Stable Diffusion Textual Inversion
Textual inversion is a process whereby you can augment and improve the accuracy of results using an AI art generator free tool–training the model to understand specific characteristics and features of your subject, be that a person, creature or object.
Although the training can take time, textual inversion can maximise the image editing capabilities of Stable Diffusion by providing it with the knowledge to replicate graphics of your selected subject without incorporating irrelevant data points.
How Does Textual Inversion Work?
The basics are that when you train Stable Diffusion through textual inversion, you allocate a new, unique and otherwise unused word token. This token is then associated with the subject and its features.
Another important aspect is the classifier-free guidance scale in Stable Diffusion. The scale is one of the parameters used by the model that dictates how much emphasis the model places on the text prompt or string of phrases you have entered.
Put simply, the higher the scale, the more the AI model will rely on your instructions when creating the output images, and the less it will depend on prior learning, datasets, and other images used in training tagged with similar descriptions.
When you train the model on a series of images, as examples, the AI grasps what the features mean. You could, for instance, create a new word token for your portrait using several pictures of yourself or design a word token linked to a vehicle, animal or object, equally feeding the AI model several images of the subject from different perspectives and angles, and in different lighting and positions.
Why Is Stable Diffusion Textual Inversion Useful?

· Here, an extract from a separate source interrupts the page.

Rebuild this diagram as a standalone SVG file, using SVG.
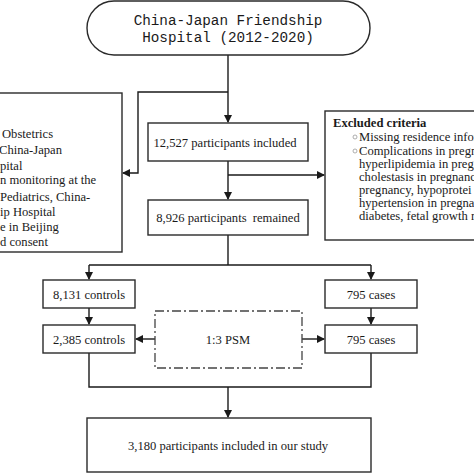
<svg xmlns="http://www.w3.org/2000/svg" width="474" height="474" viewBox="0 0 474 474">
<defs>
<style>
.box{fill:#fff;stroke:#2a2a2a;stroke-width:1.4}
.ln{fill:none;stroke:#1a1a1a;stroke-width:1.4}
.t{font-family:"Liberation Serif","Times New Roman",serif;font-size:12.6px;fill:#1a1a1a;white-space:pre}
.c{text-anchor:middle}
.m{font-family:"Liberation Mono","Courier New",monospace;font-size:14.3px;fill:#1a1a1a;text-anchor:middle}
.b{font-weight:bold}
.bul{fill:none;stroke:#999;stroke-width:0.8}
</style>
<marker id="ah" markerWidth="8" markerHeight="8" refX="7" refY="4" orient="auto" markerUnits="userSpaceOnUse">
<path d="M0,0 L8,4 L0,8 Z" fill="#1a1a1a"/>
</marker>
</defs>
<rect width="474" height="474" fill="#fff"/>

<g id="connectors">
<path class="ln" d="M228,55 V122" marker-end="url(#ah)"/>
<path class="ln" d="M228,92 H138 V173 H123" marker-end="url(#ah)"/>
<path class="ln" d="M228,161 V199" marker-end="url(#ah)"/>
<path class="ln" d="M228,175 H324" marker-end="url(#ah)"/>
<path class="ln" d="M228,235 V265"/>
<path class="ln" d="M89,265 H371"/>
<path class="ln" d="M89,265 V279" marker-end="url(#ah)"/>
<path class="ln" d="M371,265 V279" marker-end="url(#ah)"/>
<path class="ln" d="M89,308 V324" marker-end="url(#ah)"/>
<path class="ln" d="M371,308 V324" marker-end="url(#ah)"/>
<path class="ln" d="M155,339 H136" marker-end="url(#ah)"/>
<path class="ln" d="M302,339 H324" marker-end="url(#ah)"/>
<path class="ln" d="M89,353 V387 H371 V353"/>
<path class="ln" d="M228,387 V417" marker-end="url(#ah)"/>
</g>

<g id="hospital">
<rect class="box" x="87" y="1" width="283" height="54" rx="27" ry="27"/>
<text class="m" x="228" y="25">China-Japan Friendship</text>
<text class="m" x="228" y="42">Hospital (2012-2020)</text>
</g>

<g id="inclusion">
<rect class="box" x="-10" y="93" width="132" height="159"/>
<text class="t" x="2" y="138">Obstetrics</text>
<text class="t" x="-1" y="154">China-Japan</text>
<text class="t" x="0" y="170">pital</text>
<text class="t" x="0" y="184">n monitoring at the</text>
<text class="t" x="0" y="201">Pediatrics, China-</text>
<text class="t" x="0" y="216">ip Hospital</text>
<text class="t" x="0" y="231">e in Beijing</text>
<text class="t" x="0" y="246">d consent</text>
</g>

<g id="included">
<rect class="box" x="148" y="123" width="160" height="38"/>
<text class="t c" x="225" y="147">12,527 participants included</text>
</g>

<g id="excluded">
<rect class="box" x="325" y="111" width="160" height="129"/>
<text class="t b" x="333" y="127">Excluded criteria</text>
<circle class="bul" cx="355" cy="137" r="2"/>
<circle class="bul" cx="355" cy="151" r="2"/>
<text class="t" x="359" y="141">Missing residence infor</text>
<text class="t" x="359" y="155">Complications in pregna</text>
<text class="t" x="359" y="168">hyperlipidemia in pregna</text>
<text class="t" x="359" y="181">cholestasis in pregnanc</text>
<text class="t" x="359" y="194">pregnancy, hypoprotei</text>
<text class="t" x="359" y="207">hypertension in pregna</text>
<text class="t" x="359" y="220">diabetes, fetal growth re</text>
</g>

<g id="remained">
<rect class="box" x="148" y="200" width="160" height="35"/>
<text class="t c" x="228" y="222">8,926 participants  remained</text>
</g>

<g id="controls1">
<rect class="box" x="43" y="280" width="92" height="28"/>
<text class="t c" x="89" y="299">8,131 controls</text>
</g>

<g id="cases1">
<rect class="box" x="325" y="280" width="92" height="28"/>
<text class="t c" x="371" y="299">795 cases</text>
</g>

<g id="controls2">
<rect class="box" x="43" y="325" width="92" height="28"/>
<text class="t c" x="89" y="344">2,385 controls</text>
</g>

<g id="cases2">
<rect class="box" x="325" y="325" width="92" height="28"/>
<text class="t c" x="371" y="344">795 cases</text>
</g>

<g id="psm">
<rect x="155" y="311" width="147" height="57" fill="#fff" stroke="#444" stroke-width="1.3" stroke-dasharray="9,3,2,3"/>
<text class="t c" x="228" y="344">1:3 PSM</text>
</g>

<g id="final">
<rect class="box" x="87" y="418" width="284" height="54"/>
<text class="t c" x="228" y="450">3,180 participants included in our study</text>
</g>
</svg>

Textual inversion allows AI artwork creators to customise the graphics they generate, with applications such as producing multiple variances of a product prototype or creating a series of AI-generated illustrations of the same subject. User-specified artwork concepts give creators far more control over the images they produce through AI text-to-artwork models and platforms as a novel concept that adds additional layers of personalisation to the image creation experience.
The ideal is to have as many example images as possible, but even a limited number of samples is workable–you’d need at least three to five graphics as a baseline. With only this relatively small number of images, you can train the AI model to make new, original graphics of the same subject. Alternatively, you can replicate the same style or texture as in your training data, embedding the information within the AI without impacting any other feature or functionality.
As a ‘non-destructive’ tool, textual inversion doesn’t affect any aspect of Stable Diffusion, so you can use this alongside any other application, capability, or model without any limitations on what you can do once your new image file is complete.
How Can I Use Textual Inversion in Stable Diffusion?
The first step is to collate your source images; the more, the better, and the greater the likeness and accuracy of any new image the AI develops. While you don’t necessarily need an in-depth understanding of AI programming and coding, a certain level of technological know-how is necessary, and you’ll need to feed in a series of images based on the learning rate of the AI model.
Trying to train the AI too fast and on too much data is unsuccessful because it might take a few hours for the Stable Diffusion model to unpick every pixel within your input images and analyse the context of each. It's also essential to use detailed, highly accurate captions, and to avoid using auto-generated captions–which won't be anywhere near as specific as you need.
Remembering that AI learns how to correlate text inputs with image features based on captions, you should amend these manually to add as much detail as possible, including elements within an image that are fundamental and incidental, such as lighting, foreground, or background items.